Similar to part (a), we'll assume one sequence, say $$x$$, is sorted in non-decreasing order: $$x_1 \le x_2 \le \cdots \le x_n$$. Now we need to show that to minimize $$S$$, the sequence $$y$$ must be sorted in non-increasing order (from largest to smallest).

**step3 Identifying 'Out-of-Order' Elements for Minimum**

Consider the sequence $$y$$. If it is not sorted in non-increasing order (meaning $$y_1 \ge y_2 \ge \cdots \ge y_n$$ is not true), then there must be at least one pair of elements, say $$y_i$$ and $$y_j$$, such that for $$i < j$$, we have $$y_i < y_j$$. In other words, a smaller number appears before a larger number in the sequence $$y$$, even though the corresponding $$x$$ values are ordered correctly ($$x_i \le x_j$$).

**step4 Analyzing the Effect of Swapping 'Out-of-Order' Elements for Minimum**

Again, let's examine how the sum $$S$$ changes if we swap these two 'out-of-order' elements, $$y_i$$ and $$y_j$$, while keeping all other elements in their positions. The change in $$S$$ is the same as calculated in part (a):

$$ \text{Change in S} = (y_i - y_j)(x_j - x_i) $$

From our assumption in Step 3, we have $$x_i \le x_j$$ (so $$x_j - x_i \ge 0$$) and $$y_i < y_j$$ (so $$y_i - y_j < 0$$).
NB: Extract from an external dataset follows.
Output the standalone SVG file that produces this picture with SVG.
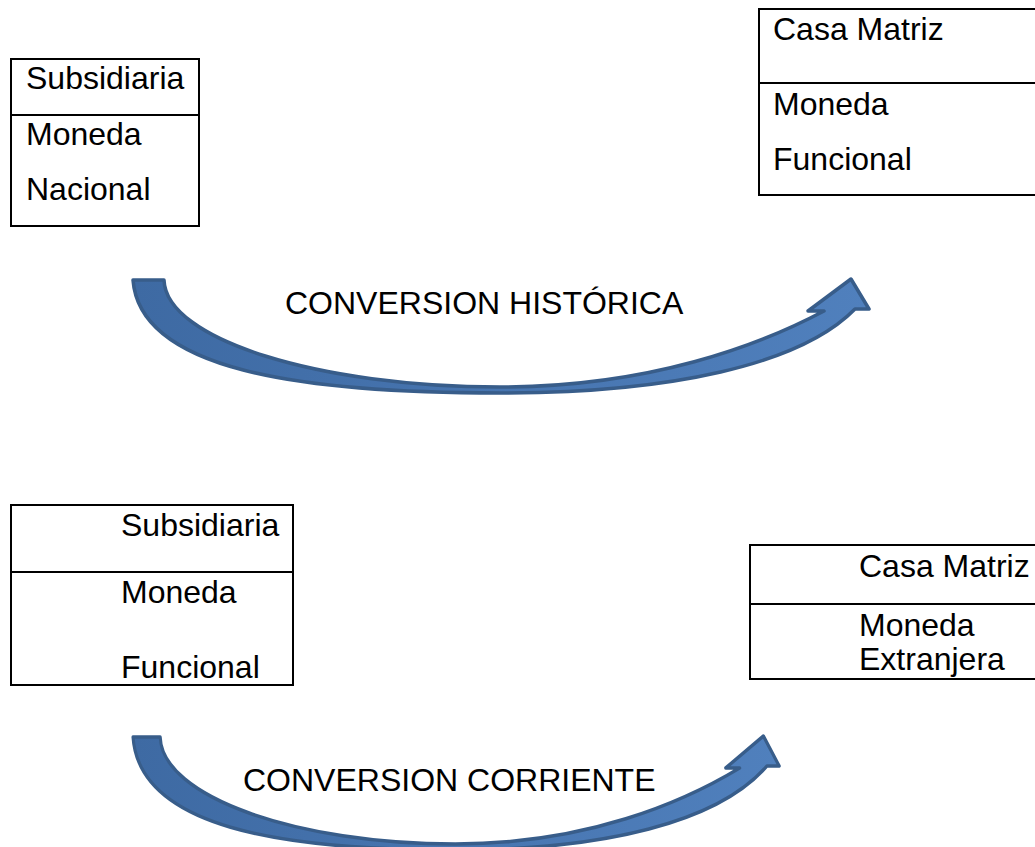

Therefore, the product of a non-positive factor and a non-negative factor is always non-positive:

$$ (y_i - y_j)(x_j - x_i) \le 0 $$

This means that by swapping the 'out-of-order' elements $$y_i$$ and $$y_j$$, we either decrease the sum $$S$$ or keep it the same (if $$x_i = x_j$$ or if the original sum was already minimized).

**step5 Conclusion for Minimum Sum**

Since we can always decrease or maintain the sum $$S$$ by swapping 'out-of-order' elements in $$y$$ (assuming $$x$$ is sorted non-decreasingly), we can continue this process until there are no more such 'out-of-order' pairs. This happens when $$y$$ is sorted in non-increasing order: $$y_1 \ge y_2 \ge \cdots \ge y_n$$. At this point, the sum $$S$$ cannot be decreased further, meaning it has reached its minimum value. This proves that $$S$$ takes its minimum value when one sequence is sorted in non-decreasing order and the other is sorted in non-increasing order.